Abstract

British surgical photographer Percy Hennell (1911-1987) worked alongside the ‘world famous … father of modern plastic surgery’[1] Harold Delf Gilles (1882-1960) to capture pioneering reconstruction facial surgery in 1941-42. The two toured America and Canada during this time helping to bolster ‘the status of Britain at war at a time when, initially, America was still teetering between neutrality and entering the conflict.’[2]
 The works shown here further dissect Hennell’s photographs by juxtaposing a number of his subjects into new painted images. This piecing together of images in paint hints at the now common use of plastic surgery in modern society. It marks the shift away from reconstruction and reassimilation towards vanity and the meddling in our ‘own physical attributes in a desire to sculpt a vision of perfect beauty.’[3]

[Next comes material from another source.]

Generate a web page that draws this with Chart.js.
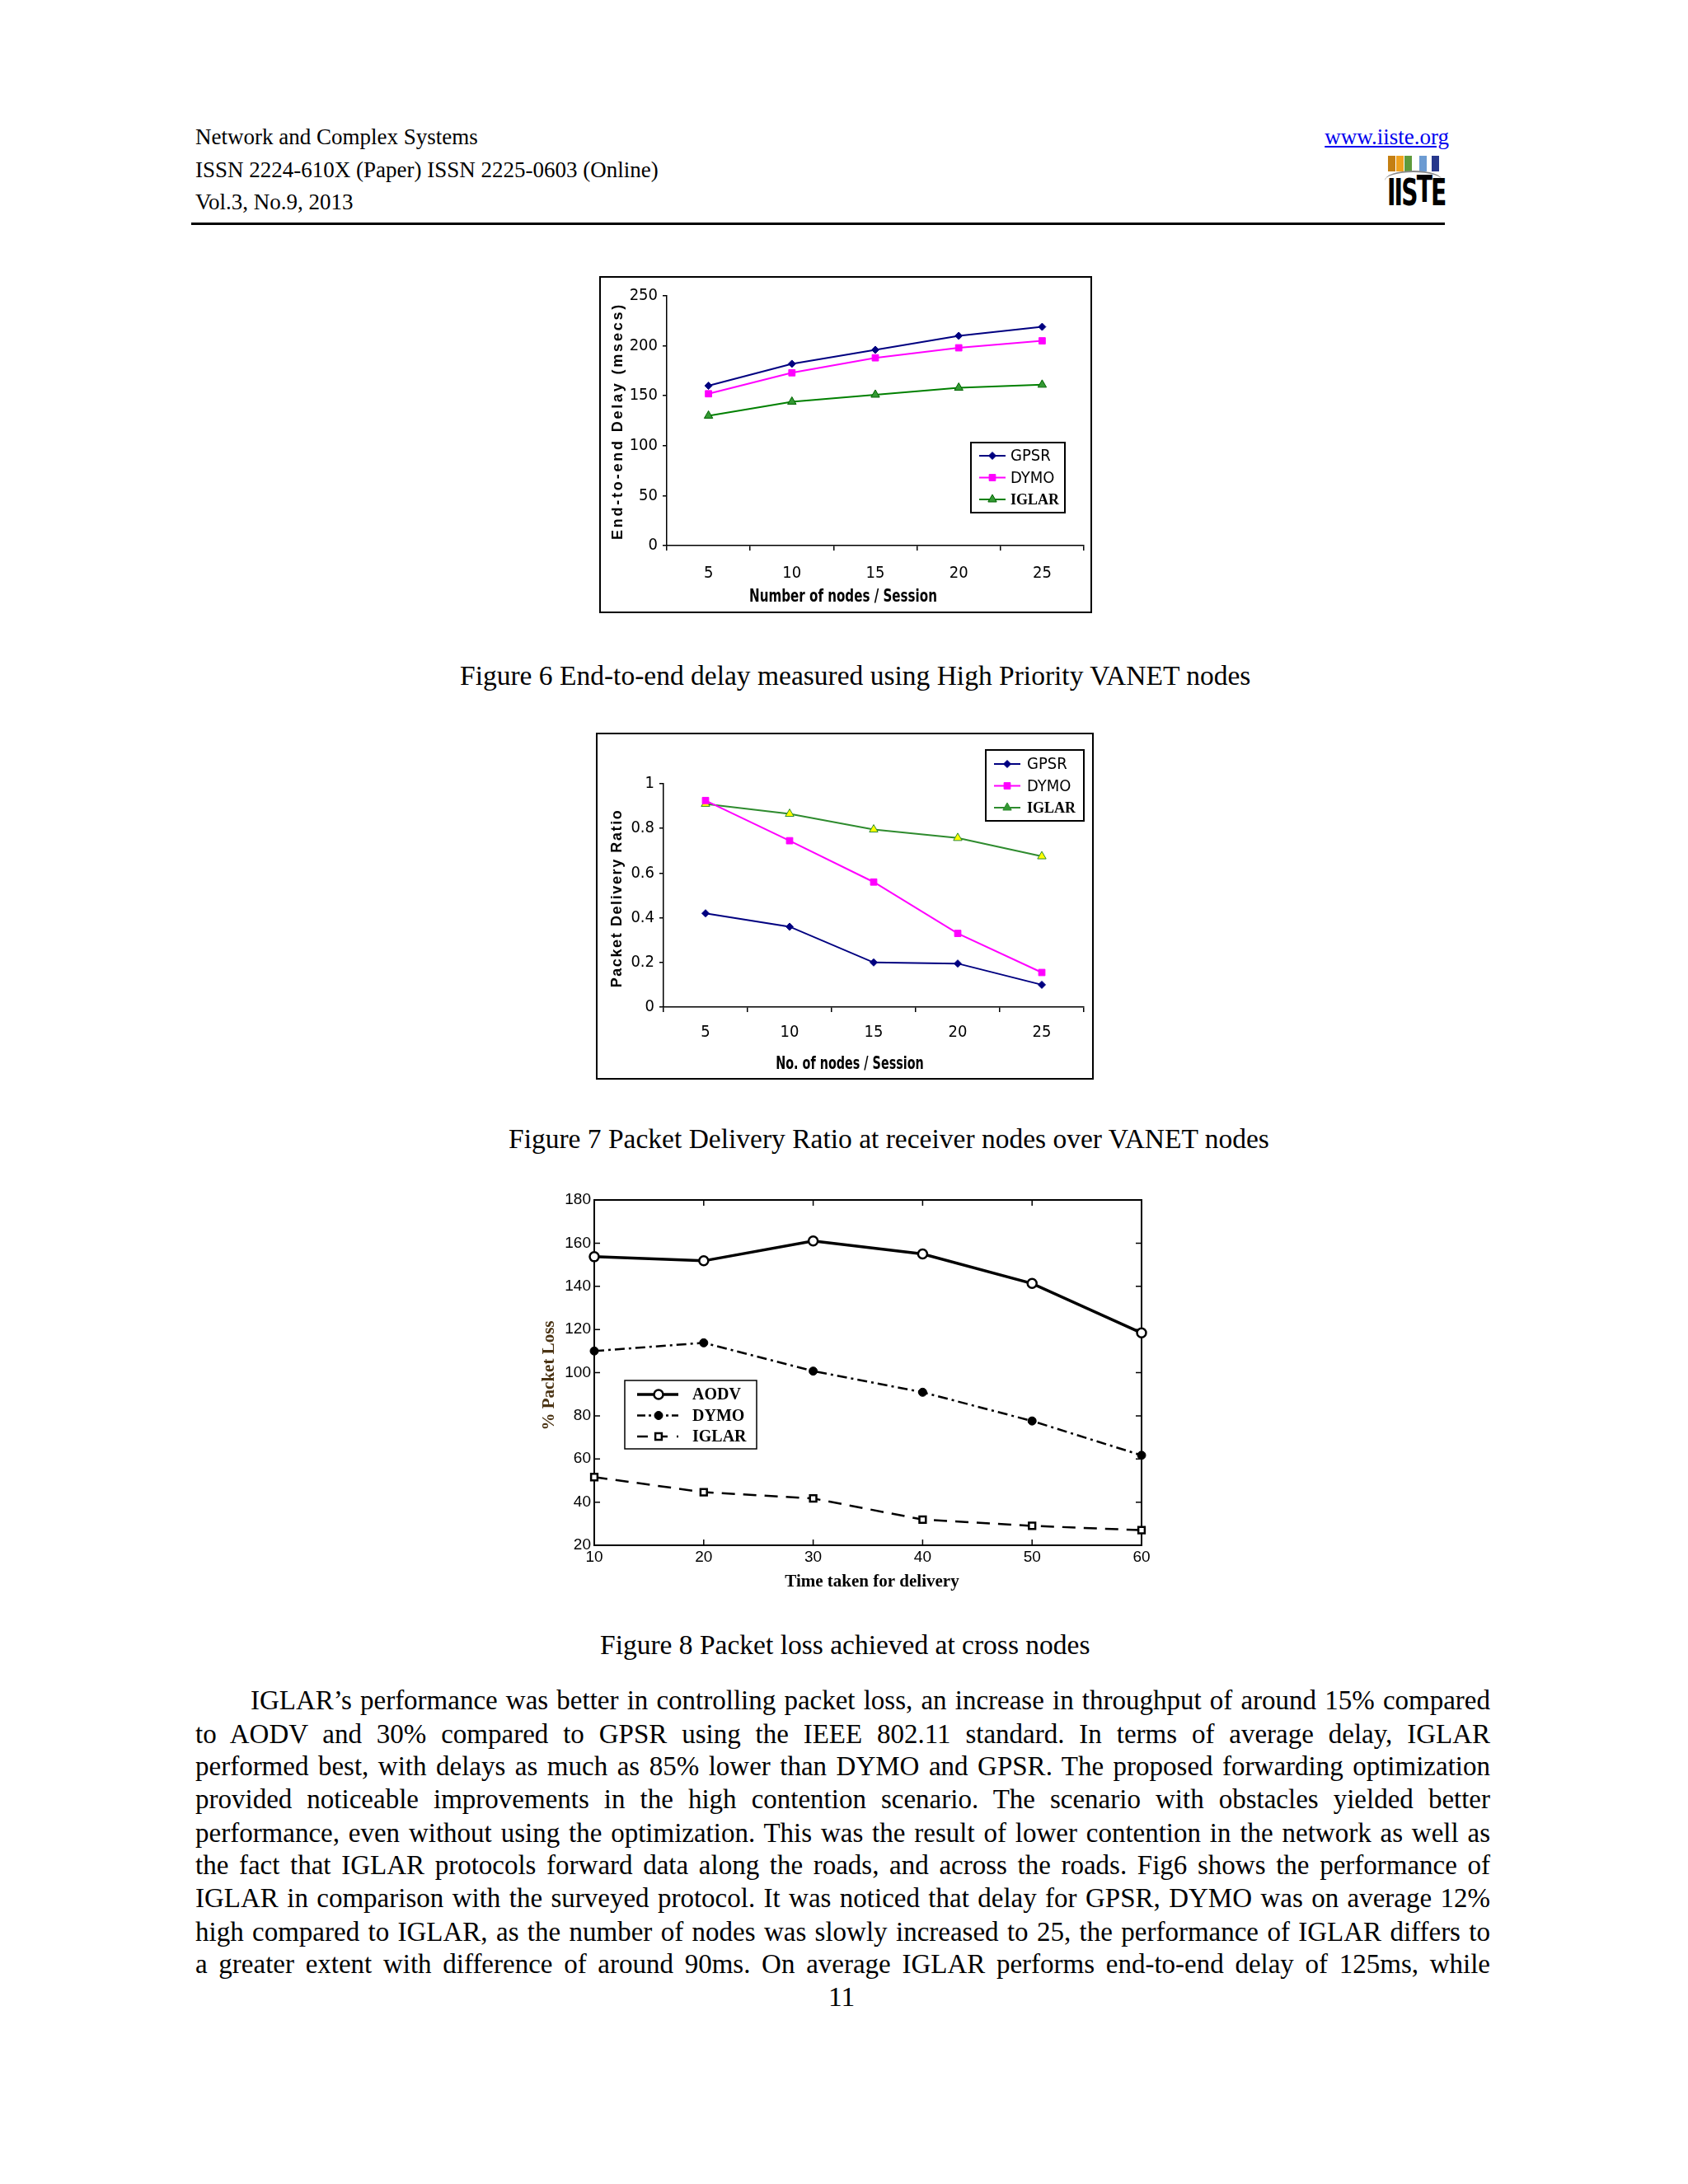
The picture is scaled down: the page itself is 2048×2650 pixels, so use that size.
<!DOCTYPE html>
<html>
<head>
<meta charset="utf-8">
<script src="https://cdn.jsdelivr.net/npm/chart.js@4.4.1/dist/chart.umd.min.js"></script>
<style>
  html, body { margin: 0; padding: 0; background: #fff; }
  body { width: 2048px; height: 2650px; position: relative; overflow: hidden; font-family: 'Liberation Serif', 'Times New Roman', serif; color: #000; }
  .t { position: absolute; white-space: pre; line-height: 40px; }
  .hd { font-size: 27px; line-height: 32px; }
  .cap { font-size: 33.5px; }
  .jl { font-size: 33px; }
  .frame { position: absolute; border: 2px solid #000; box-sizing: border-box; }
  canvas { position: absolute; }
  .bar { position: absolute; top: 189px; width: 9px; height: 19px; }
</style>
</head>
<body>

<!-- page header -->
<div class="t hd" style="left:237px; top:150px">Network and Complex Systems</div>
<div class="t hd" style="left:237px; top:190px">ISSN 2224-610X (Paper) ISSN 2225-0603 (Online)</div>
<div class="t hd" style="left:237px; top:229px">Vol.3, No.9, 2013</div>
<div class="t hd" style="right:290px; top:150px; color:#0000ee; text-decoration:underline">www.iiste.org</div>
<div class="bar" style="left:1684px; background:#c47f12"></div>
<div class="bar" style="left:1694px; background:#f0a21e"></div>
<div class="bar" style="left:1704px; background:#5e9a3c"></div>
<div class="bar" style="left:1722px; background:#6c9bd2"></div>
<div class="bar" style="left:1737px; background:#27378c"></div>
<div style="position:absolute; left:1680px; top:207px; width:70px; height:10px; border-top:2px solid #888; border-radius:50% 50% 0 0 / 100% 100% 0 0"></div>
<div style="position:absolute; left:1683px; top:211px; font-family:'DejaVu Sans Condensed','Liberation Sans Narrow',sans-serif; font-weight:bold; font-size:34px; line-height:34px; letter-spacing:-2px; transform:scale(0.92,1.3); transform-origin:left top">II<span>S</span><span style="position:relative; top:-3px">T</span>E</div>
<div style="position:absolute; left:232px; top:270px; width:1521px; height:3px; background:#000"></div>

<!-- Figure 6 -->
<div class="frame" style="left:727px; top:335px; width:598px; height:409px"></div>
<canvas id="fig6" width="594" height="405" style="left:729px; top:337px"></canvas>
<div class="t cap" style="left:558px; top:800px">Figure 6 End-to-end delay measured using High Priority VANET nodes</div>

<!-- Figure 7 -->
<div class="frame" style="left:723px; top:889px; width:604px; height:421px"></div>
<canvas id="fig7" width="600" height="417" style="left:725px; top:891px"></canvas>
<div class="t cap" style="left:617px; top:1362px">Figure 7 Packet Delivery Ratio at receiver nodes over VANET nodes</div>

<!-- Figure 8 -->
<canvas id="fig8" width="760" height="510" style="left:640px; top:1430px"></canvas>
<div class="t cap" style="left:728px; top:1976px">Figure 8 Packet loss achieved at cross nodes</div>

<!-- body text -->
<div class="t jl" style="left:304px; width:1504px; top:2043px">IGLAR’s performance was better in controlling packet loss, an increase in throughput of around 15% compared</div>
<div class="t jl" style="left:237px; width:1571px; top:2084px">to AODV and 30% compared to GPSR using the IEEE 802.11 standard. In terms of average delay, IGLAR</div>
<div class="t jl" style="left:237px; width:1571px; top:2123px">performed best, with delays as much as 85% lower than DYMO and GPSR. The proposed forwarding optimization</div>
<div class="t jl" style="left:237px; width:1571px; top:2163px">provided noticeable improvements in the high contention scenario. The scenario with obstacles yielded better</div>
<div class="t jl" style="left:237px; width:1571px; top:2204px">performance, even without using the optimization. This was the result of lower contention in the network as well as</div>
<div class="t jl" style="left:237px; width:1571px; top:2243px">the fact that IGLAR protocols forward data along the roads, and across the roads. Fig6 shows the performance of</div>
<div class="t jl" style="left:237px; width:1571px; top:2283px">IGLAR in comparison with the surveyed protocol. It was noticed that delay for GPSR, DYMO was on average 12%</div>
<div class="t jl" style="left:237px; width:1571px; top:2324px">high compared to IGLAR, as the number of nodes was slowly increased to 25, the performance of IGLAR differs to</div>
<div class="t jl" style="left:237px; width:1571px; top:2363px">a greater extent with difference of around 90ms. On average IGLAR performs end-to-end delay of 125ms, while</div>
<div class="t cap" style="left:1005px; top:2403px">11</div>

<script>
// ---- data ----
const nodes = ['5', '10', '15', '20', '25'];

const delayGPSR = [160, 182, 196, 210, 219];
const delayDYMO = [152, 173, 188, 198, 205];
const delayIGLAR = [130, 144, 151, 158, 161];

const pdrGPSR = [0.42, 0.36, 0.20, 0.195, 0.10];
const pdrDYMO = [0.925, 0.745, 0.56, 0.33, 0.155];
const pdrIGLAR = [0.91, 0.865, 0.795, 0.757, 0.675];

const times = [10, 20, 30, 40, 50, 60];
const lossAODV = [153.7, 151.8, 161, 155, 141.3, 118.4];
const lossDYMO = [110, 113.8, 100.7, 90.9, 77.6, 61.7];
const lossIGLAR = [51.6, 44.6, 41.7, 31.9, 29, 27];

const NARROW = "'Liberation Sans Narrow', 'DejaVu Sans Condensed', 'Arial Narrow', sans-serif";
const SANS = "'Liberation Sans', Arial, sans-serif";
const SERIF = "'Liberation Serif', 'Times New Roman', serif";

// justify each body line on one row
document.querySelectorAll('.jl').forEach(el => {
  const txt = el.textContent;
  const target = parseFloat(el.style.width);
  el.innerHTML = '<span>' + txt + '</span>';
  const w = el.firstChild.getBoundingClientRect().width;
  const gaps = (txt.match(/ /g) || []).length;
  el.style.wordSpacing = ((target - w) / gaps) + 'px';
});

const drawPt = (ctx, o, x, y) => {
  if (Chart.helpers && Chart.helpers.drawPoint) Chart.helpers.drawPoint(ctx, o, x, y);
};

// framed legend inside the plot, built from the datasets
const boxLegend = {
  id: 'boxLegend',
  afterDraw(chart, args, o) {
    const ctx = chart.ctx;
    ctx.save();
    ctx.lineWidth = o.border;
    ctx.strokeStyle = '#000';
    ctx.fillStyle = '#fff';
    ctx.fillRect(o.x, o.y, o.w, o.h);
    ctx.strokeRect(o.x, o.y, o.w, o.h);
    chart.data.datasets.forEach((ds, i) => {
      const cy = o.y + o.first + i * o.row;
      ctx.strokeStyle = ds.borderColor;
      ctx.lineWidth = ds.borderWidth;
      ctx.setLineDash(ds.legendDash || ds.borderDash || []);
      ctx.beginPath();
      ctx.moveTo(o.x + o.l0, cy);
      ctx.lineTo(o.x + o.l1, cy);
      ctx.stroke();
      ctx.setLineDash([]);
      ctx.fillStyle = ds.legendFill || ds.pointBackgroundColor;
      ctx.strokeStyle = ds.pointBorderColor;
      ctx.lineWidth = ds.pointBorderWidth;
      drawPt(ctx, { pointStyle: ds.pointStyle, radius: ds.pointRadius, borderWidth: ds.pointBorderWidth, rotation: 0 }, o.x + o.mx, cy);
      ctx.fillStyle = '#000';
      ctx.font = ds.legendFont || o.font;
      ctx.textAlign = 'left';
      ctx.textBaseline = 'middle';
      ctx.fillText(ds.label, o.x + o.tx, cy + 1);
    });
    ctx.restore();
  }
};

// axis titles with letter spacing / horizontal squeeze
const axisTitles = {
  id: 'axisTitles',
  afterDraw(chart, args, o) {
    const ctx = chart.ctx;
    o.items.forEach(t => {
      ctx.save();
      ctx.font = t.font;
      ctx.fillStyle = t.color || '#000';
      if ('letterSpacing' in ctx) ctx.letterSpacing = (t.spacing || 0) + 'px';
      ctx.textAlign = 'center';
      ctx.textBaseline = 'middle';
      ctx.translate(t.x, t.y);
      if (t.rotate) ctx.rotate(-Math.PI / 2);
      ctx.scale(t.sx || 1, 1);
      ctx.fillText(t.text, 0, 0);
      ctx.restore();
    });
  }
};

// closed box with inward ticks on all four sides (fig 8)
const boxTicks = {
  id: 'boxTicks',
  beforeDatasetsDraw(chart, args, o) {
    if (!o.on) return;
    const { ctx, chartArea: a, scales } = chart;
    ctx.save();
    ctx.strokeStyle = '#000';
    ctx.lineWidth = 2;
    ctx.strokeRect(a.left, a.top, a.right - a.left, a.bottom - a.top);
    ctx.lineWidth = 1.5;
    ctx.beginPath();
    scales.x.ticks.forEach(t => {
      const px = scales.x.getPixelForValue(t.value);
      ctx.moveTo(px, a.bottom); ctx.lineTo(px, a.bottom - o.len);
      ctx.moveTo(px, a.top); ctx.lineTo(px, a.top + o.len);
    });
    scales.y.ticks.forEach(t => {
      const py = scales.y.getPixelForValue(t.value);
      ctx.moveTo(a.left, py); ctx.lineTo(a.left + o.len, py);
      ctx.moveTo(a.right, py); ctx.lineTo(a.right - o.len, py);
    });
    ctx.stroke();
    ctx.restore();
  }
};

Chart.register(boxLegend, axisTitles, boxTicks);

const excelX = (padding) => ({
  type: 'category',
  offset: true,
  grid: { offset: true, drawOnChartArea: false, tickLength: 6, color: '#000', lineWidth: 1.5 },
  border: { color: '#000', width: 1.5 },
  ticks: { color: '#000', font: { family: NARROW, size: 20 }, padding: padding, maxRotation: 0 },
});
const excelY = (min, max, step) => ({
  min: min, max: max,
  ticks: {
    stepSize: step, color: '#000', font: { family: NARROW, size: 20 }, padding: 6,
    callback: v => String(Number(v.toFixed(2))),
  },
  grid: { drawOnChartArea: false, tickLength: 5, color: '#000', lineWidth: 1.5 },
  border: { color: '#000', width: 1.5 },
  afterFit: s => { s.width = 80; },
});

const line = (label, data, color, style, radius, fill, border, extra) => Object.assign({
  label: label, data: data,
  borderColor: color, borderWidth: 2,
  pointStyle: style, pointRadius: radius,
  pointBackgroundColor: fill, pointBorderColor: border, pointBorderWidth: 1,
  tension: 0, clip: 10,
}, extra || {});

const legendFontN = 'normal 20px ' + NARROW;
const legendFontS = 'bold 18px ' + SERIF;

// ---- Figure 6 ----
const x6 = excelX(16);
x6.afterFit = s => { s.height = 80; };
new Chart(document.getElementById('fig6'), {
  type: 'line',
  data: {
    labels: nodes,
    datasets: [
      line('GPSR', delayGPSR, '#000080', 'rectRot', 4.5, '#000080', '#000080', { legendFont: legendFontN }),
      line('DYMO', delayDYMO, '#ff00ff', 'rect', 5.5, '#ff00ff', '#ff00ff', { legendFont: legendFontN }),
      line('IGLAR', delayIGLAR, '#008000', 'triangle', 6, '#339933', '#006400', { legendFont: legendFontS }),
    ]
  },
  options: {
    responsive: false, animation: false, devicePixelRatio: 1,
    layout: { padding: { left: 0, top: 22, right: 8, bottom: 0 } },
    scales: { x: x6, y: excelY(0, 250, 50) },
    plugins: {
      legend: { display: false }, tooltip: { enabled: false },
      boxLegend: { x: 449, y: 200, w: 114, h: 85, border: 2, first: 16, row: 26.5, l0: 10, l1: 42, mx: 26, tx: 48, font: legendFontN },
      axisTitles: { items: [
        { text: 'End-to-end Delay (msecs)', x: 21, y: 174, rotate: true, font: 'bold 18px ' + SANS, spacing: 2.8 },
        { text: 'Number of nodes / Session', x: 294, y: 388, font: 'bold 21px ' + NARROW, sx: 0.8 },
      ] },
      boxTicks: { on: false },
    }
  }
});

// ---- Figure 7 ----
const x7 = excelX(13);
x7.afterFit = s => { s.height = 86; };
new Chart(document.getElementById('fig7'), {
  type: 'line',
  data: {
    labels: nodes,
    datasets: [
      line('GPSR', pdrGPSR, '#000080', 'rectRot', 4.5, '#000080', '#000080', { legendFont: legendFontN }),
      line('DYMO', pdrDYMO, '#ff00ff', 'rect', 5.5, '#ff00ff', '#ff00ff', { legendFont: legendFontN }),
      line('IGLAR', pdrIGLAR, '#2e8b2e', 'triangle', 6, '#ffff00', '#2e8b2e', { legendFont: legendFontS, legendFill: '#339933' }),
    ]
  },
  options: {
    responsive: false, animation: false, devicePixelRatio: 1,
    layout: { padding: { left: 0, top: 60, right: 10, bottom: 0 } },
    scales: { x: x7, y: excelY(0, 1, 0.2) },
    plugins: {
      legend: { display: false }, tooltip: { enabled: false },
      boxLegend: { x: 471, y: 19, w: 119, h: 86, border: 2, first: 17, row: 26.5, l0: 10, l1: 42, mx: 26, tx: 50, font: legendFontN },
      axisTitles: { items: [
        { text: 'Packet Delivery Ratio', x: 24, y: 199, rotate: true, font: 'bold 18px ' + SANS, spacing: 1.6 },
        { text: 'No. of nodes / Session', x: 306, y: 401, font: 'bold 21px ' + NARROW, sx: 0.76 },
      ] },
      boxTicks: { on: false },
    }
  }
});

// ---- Figure 8 ----
const pts = ys => times.map((t, i) => ({ x: t, y: ys[i] }));
new Chart(document.getElementById('fig8'), {
  type: 'line',
  data: {
    datasets: [
      line('AODV', pts(lossAODV), '#000', 'circle', 5.5, '#fff', '#000', { borderWidth: 3.5, pointBorderWidth: 2.5 }),
      line('DYMO', pts(lossDYMO), '#000', 'circle', 5, '#000', '#000', { borderWidth: 2.5, borderDash: [12, 5, 3, 5], legendDash: [10, 4, 3, 4] }),
      line('IGLAR', pts(lossIGLAR), '#000', 'rect', 5.5, '#fff', '#000', { borderWidth: 2.5, pointBorderWidth: 2.5, borderDash: [16, 10], legendDash: [13, 11] }),
    ]
  },
  options: {
    responsive: false, animation: false, devicePixelRatio: 1,
    layout: { padding: { left: 0, top: 26, right: 15, bottom: 0 } },
    scales: {
      x: {
        type: 'linear', min: 10, max: 60,
        ticks: { stepSize: 10, color: '#000', font: { family: SANS, size: 19 }, padding: 3, maxRotation: 0 },
        grid: { display: false, drawTicks: false }, border: { display: false },
        afterFit: s => { s.height = 65; },
      },
      y: {
        min: 20, max: 180,
        ticks: { stepSize: 20, color: '#000', font: { family: SANS, size: 19 }, padding: 4 },
        grid: { display: false, drawTicks: false }, border: { display: false },
        afterFit: s => { s.width = 81; },
      }
    },
    plugins: {
      legend: { display: false }, tooltip: { enabled: false },
      boxLegend: { x: 118, y: 245, w: 160, h: 83, border: 1.5, first: 17, row: 25.5, l0: 15, l1: 65, mx: 41, tx: 82, font: 'bold 20px ' + SERIF },
      axisTitles: { items: [
        { text: '% Packet Loss', x: 27, y: 239, rotate: true, font: 'bold 21px ' + SERIF, color: '#4b3414' },
        { text: 'Time taken for delivery', x: 418, y: 490, font: 'bold 21px ' + SERIF },
      ] },
      boxTicks: { on: true, len: 7 },
    }
  }
});
</script>
</body>
</html>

 Manipulation through image connects painting to surgical operations, these works also draw on ideas of image, beauty, state propaganda and war. A direct reference to Eisenstein’s film “Battleship Potemkin” can be found in the glasses of one particular subject.
 
 [1] Christine Slobogin, “Full Article: ‘Something Useful in a National Sense’: Percy Hennell’s Surgical and Nationalist Colour Photography, 1940-1948,” Taylor and Francis online, November 8, 2022, https://www.tandfonline.com/doi/full/10.1080/14714787.2022.2094458.
 [2]Slobogin, 2022.
 [3] Madder139 Gallery. “Philip Gurrey.” Madder139 press release, May 15, 2008. www.madder139.com.